Actuellement l’énigme reste entière.
Catherine Pothier rend compte des travaux du Studio IMU GALERI3 qui a réalisé, en collaboration avec Hervé Tronchère, des modèles numériques dans le but de percer le mystère des arêtes de poisson.
Grâce à des logiciels d’analyse de données et de simulation géologique et thermique, ont été réalisés des modèles informatiques qui ont permis d’affiner certaines hypothèses.
Thibault Dupont présente le WebSIG réalisé dans le cadre du projet VCity du LIRIS. Ce laboratoire a été sollicité pour développer un outil collaboratif pour les professionnels qui travaillent sur les arêtes de poisson. Il s’agit de permettre à chaque intervenant de positionner des données géoréférencées variées et très volumineuses (nuage de points relevés par LIDAR), de manière fluide. Le système permet de ne charger que les parties qui intéressent l’utilisateur à un moment donné. La modélisation 3D des arêtes de poisson apparaît sous le modèle numérique de terrain et les élévations fournies par le Système urbain de référence de la Métropole. Des outils de mesure sont intégrés.

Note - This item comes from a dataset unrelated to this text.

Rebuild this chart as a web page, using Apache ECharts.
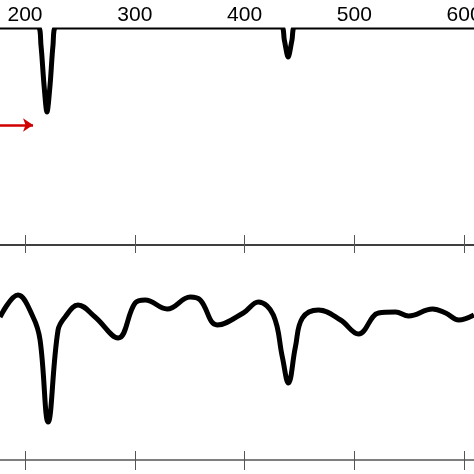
<!DOCTYPE html><html><head><meta charset="utf-8"><script src="https://cdn.jsdelivr.net/npm/echarts@6/dist/echarts.min.js"></script>
<style>html,body{margin:0;padding:0;background:#fff}#c{width:474px;height:474px}</style></head><body><div id="c"></div>
<script>
const tickValues=[200,300,400,500,600];
const topX=[177.2,211.8,214.5,217.3,220.0,222.8,225.5,228.2,433.4,436.2,439.7,443.2,446.0,609];
const topY=[218,218,200,160,133,160,200,218,218,205,188,205,218,218];
const botX=[177.2,193.6,207.3,213.7,221.0,230.1,236.5,248.3,263.8,284.8,300.3,309.4,329.5,350.5,359.6,375.1,398.8,412.5,426.2,434.4,439.9,446.3,452.7,467.3,487.4,503.8,522.0,537.5,549.4,571.3,583.2,595.1,609];
const botY=[143,165,143,120,38,130,143,155,143,122,157,160,151,163,160,135,147,158,145,103,77,113,142,150,140,126,147,148,144,151,147,140,145];
const arrowX=[177.2,207.3], arrowY=120;
const pair=(a,b)=>a.map((v,i)=>[v,b[i]]);
const c=echarts.init(document.getElementById('c'));
const xbase={type:'value',min:177.2,max:609,splitLine:{show:false}};
c.setOption({animation:false,
grid:[{left:0,right:0,top:30,height:215,outerBoundsMode:'none',containLabel:false},{left:0,right:0,top:245,height:215,outerBoundsMode:'none',containLabel:false}],
xAxis:[
{...xbase,gridIndex:0,position:'top',axisLine:{lineStyle:{color:'#000',width:2}},axisTick:{inside:true,length:8,customValues:tickValues,lineStyle:{color:'#555'}},axisLabel:{customValues:tickValues,margin:4,color:'#000',fontSize:21,fontFamily:'Liberation Sans'}},
{...xbase,gridIndex:0,position:'bottom',axisLine:{lineStyle:{color:'#555',width:1.5}},axisTick:{inside:true,length:10,customValues:tickValues,lineStyle:{color:'#555'}},axisLabel:{show:false}},
{...xbase,gridIndex:1,position:'top',axisLine:{show:false},axisTick:{inside:true,length:10,customValues:tickValues,lineStyle:{color:'#555'}},axisLabel:{show:false}},
{...xbase,gridIndex:1,position:'bottom',axisLine:{lineStyle:{color:'#555',width:1.5}},axisTick:{inside:true,length:9,customValues:tickValues,lineStyle:{color:'#555'}},axisLabel:{show:false}}
],
yAxis:[{type:'value',gridIndex:0,min:0,max:215,show:false},{type:'value',gridIndex:1,min:0,max:215,show:false}],
series:[
{type:'line',xAxisIndex:0,yAxisIndex:0,data:pair(topX,topY),smooth:0.3,showSymbol:false,clip:true,lineStyle:{color:'#000',width:5},
 markLine:{silent:true,symbol:['none','arrow'],symbolSize:10,label:{show:false},lineStyle:{color:'#d00000',width:2.5,type:'solid'},data:[[{coord:[arrowX[0],arrowY]},{coord:[arrowX[1],arrowY]}]]}},
{type:'line',xAxisIndex:3,yAxisIndex:1,data:pair(botX,botY),smooth:0.4,showSymbol:false,lineStyle:{color:'#000',width:5}}
]});
</script></body></html>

La partie collaborative du système permet le management des utilisateurs et de leurs rôles. Les données sont accessibles à toutes les personnes qui travaillent sur le projet et qui peuvent enrichir ce modèle de leurs propres données. On va pouvoir ajouter les topographies détaillées et éventuellement de la topographie antique et ainsi confirmer ou infirmer des hypothèses.

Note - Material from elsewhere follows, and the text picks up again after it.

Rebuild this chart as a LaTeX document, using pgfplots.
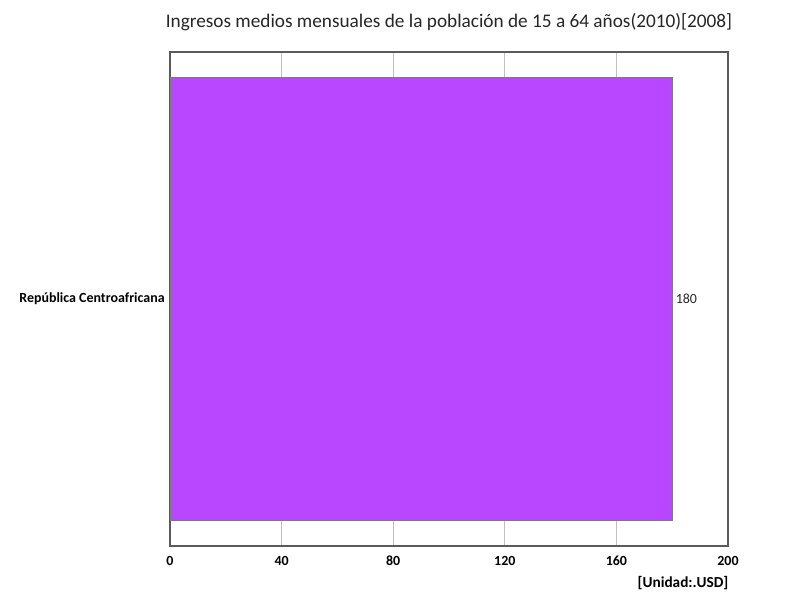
\documentclass[border=0pt]{standalone}
\usepackage{fontspec}
\setmainfont{Carlito}
\usepackage{pgfplots}
\pgfplotsset{compat=1.18}
\definecolor{barfill}{HTML}{B847FF}
\definecolor{baredge}{HTML}{7A7A7A}
\definecolor{frame}{HTML}{5A5A5A}
\definecolor{gridc}{HTML}{C0C0C0}
\begin{document}
\begin{tikzpicture}
\path[use as bounding box] (0,0) rectangle (600bp,450bp);
\begin{axis}[
  at={(127.5bp,40.5bp)}, anchor=south west,
  scale only axis, width=418.5bp, height=370.5bp,
  xbar, xmin=0, xmax=200, ymin=-0.5, ymax=0.5,
  xtick={0,40,80,120,160,200},
  ytick={0}, yticklabels={República Centroafricana},
  xmajorgrids, major grid style={gridc, line width=0.9pt},
  major tick length=0pt,
  axis line style={frame, line width=0.9pt},
  /pgf/number format/assume math mode=true,
  ticklabel style={font=\bfseries\fontsize{10.5}{12}\selectfont, text=black},
  xticklabel style={yshift=-4pt},
  yticklabel style={xshift=-0.5pt},
  bar width=0.897,
  nodes near coords, point meta=explicit symbolic,
  nodes near coords style={anchor=west, font=\fontsize{10.5}{12}\selectfont, text=black!85, xshift=-1pt},
]
\addplot[fill=barfill, draw=baredge, line width=0.7pt] coordinates {(180,0) [180]};
\end{axis}
\node[font=\fontsize{14.5}{16}\selectfont, text=black!85] at (336.75bp,433.5bp) {Ingresos medios mensuales de la población de 15 a 64 años(2010)[2008]};
\node[anchor=east, font=\bfseries\fontsize{11.5}{13}\selectfont, inner xsep=0pt] at (546.5bp,12.75bp) {[Unidad:.USD]};
\end{tikzpicture}
\end{document}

Hervé Tronchère conclut en annonçant la diffusion prochaine d’une visite virtuelle, proposée aux journées européennes du patrimoine en septembre 2024. Il s’agit d’un projet de valorisation grand public avec des interfaces simplifiées et plus éditoriales que les outils scientifiques de géovisualisation présentés dans le cadre de cette présente conférence. Son objectif est de présenter toutes les hypothèses, l’état de la recherche et l’intérêt de préserver ce patrimoine. Ce travail est réalisé par la société Mazedia. Il sera visible en ligne prochainement.